Exercise goal: Skip the pictures. Set down, word for word, the lines from the start of the material up to and including the line with "from matplotlib.patches import Rectangle".
◆ ◆ ◆
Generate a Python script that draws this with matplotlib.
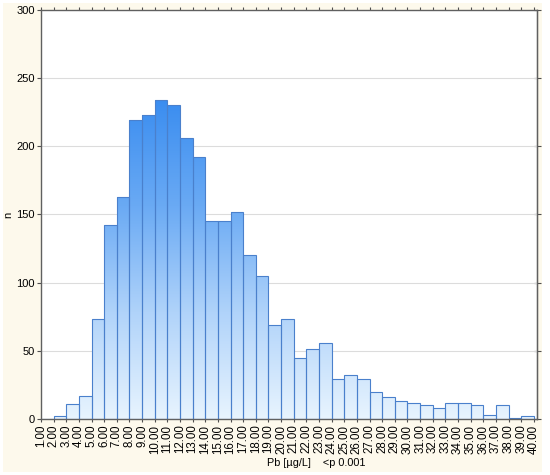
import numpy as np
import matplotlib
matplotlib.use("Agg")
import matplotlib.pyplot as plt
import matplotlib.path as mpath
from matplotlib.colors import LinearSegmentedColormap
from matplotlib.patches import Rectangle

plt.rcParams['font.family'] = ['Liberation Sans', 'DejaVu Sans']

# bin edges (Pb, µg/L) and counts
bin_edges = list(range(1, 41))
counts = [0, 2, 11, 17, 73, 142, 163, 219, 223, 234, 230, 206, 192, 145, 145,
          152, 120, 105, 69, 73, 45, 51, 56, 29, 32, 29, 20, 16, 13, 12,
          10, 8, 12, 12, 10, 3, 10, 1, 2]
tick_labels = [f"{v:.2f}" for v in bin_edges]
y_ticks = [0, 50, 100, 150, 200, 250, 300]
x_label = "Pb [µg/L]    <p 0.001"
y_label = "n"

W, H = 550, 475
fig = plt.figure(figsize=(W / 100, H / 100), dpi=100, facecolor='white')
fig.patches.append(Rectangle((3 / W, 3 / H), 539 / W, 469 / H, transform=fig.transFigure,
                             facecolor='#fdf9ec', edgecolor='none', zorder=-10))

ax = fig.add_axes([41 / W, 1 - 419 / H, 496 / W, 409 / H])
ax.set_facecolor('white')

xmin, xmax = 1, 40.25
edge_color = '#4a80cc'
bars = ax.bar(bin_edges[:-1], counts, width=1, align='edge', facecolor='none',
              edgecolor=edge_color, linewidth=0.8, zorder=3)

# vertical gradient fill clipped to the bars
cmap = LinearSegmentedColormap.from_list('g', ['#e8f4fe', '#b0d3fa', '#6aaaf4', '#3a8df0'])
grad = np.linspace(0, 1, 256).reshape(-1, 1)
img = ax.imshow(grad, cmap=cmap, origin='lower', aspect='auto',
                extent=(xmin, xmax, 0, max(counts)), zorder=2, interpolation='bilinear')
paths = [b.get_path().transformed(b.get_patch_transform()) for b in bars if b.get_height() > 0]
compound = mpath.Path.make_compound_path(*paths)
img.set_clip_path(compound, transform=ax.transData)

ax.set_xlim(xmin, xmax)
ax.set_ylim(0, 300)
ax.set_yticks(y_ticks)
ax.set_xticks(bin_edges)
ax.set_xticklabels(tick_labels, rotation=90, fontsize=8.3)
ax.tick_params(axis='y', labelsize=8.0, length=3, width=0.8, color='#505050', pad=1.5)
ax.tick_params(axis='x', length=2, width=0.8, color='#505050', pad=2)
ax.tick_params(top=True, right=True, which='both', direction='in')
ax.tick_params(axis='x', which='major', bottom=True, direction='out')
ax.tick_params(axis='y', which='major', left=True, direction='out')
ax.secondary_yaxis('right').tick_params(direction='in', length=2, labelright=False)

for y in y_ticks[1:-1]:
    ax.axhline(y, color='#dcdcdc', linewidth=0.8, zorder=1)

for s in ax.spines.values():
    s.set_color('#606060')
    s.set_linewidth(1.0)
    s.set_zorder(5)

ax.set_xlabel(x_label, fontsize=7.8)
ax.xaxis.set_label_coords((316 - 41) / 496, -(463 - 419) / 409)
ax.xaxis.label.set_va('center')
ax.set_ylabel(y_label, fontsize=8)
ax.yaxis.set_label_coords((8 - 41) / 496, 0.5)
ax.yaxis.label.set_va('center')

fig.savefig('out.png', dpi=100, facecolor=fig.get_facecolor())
◆ ◆ ◆
Task result:
Generate a Python script that draws this with matplotlib.
import numpy as np
import matplotlib
matplotlib.use("Agg")
import matplotlib.pyplot as plt
import matplotlib.path as mpath
from matplotlib.colors import LinearSegmentedColormap
from matplotlib.patches import Rectangle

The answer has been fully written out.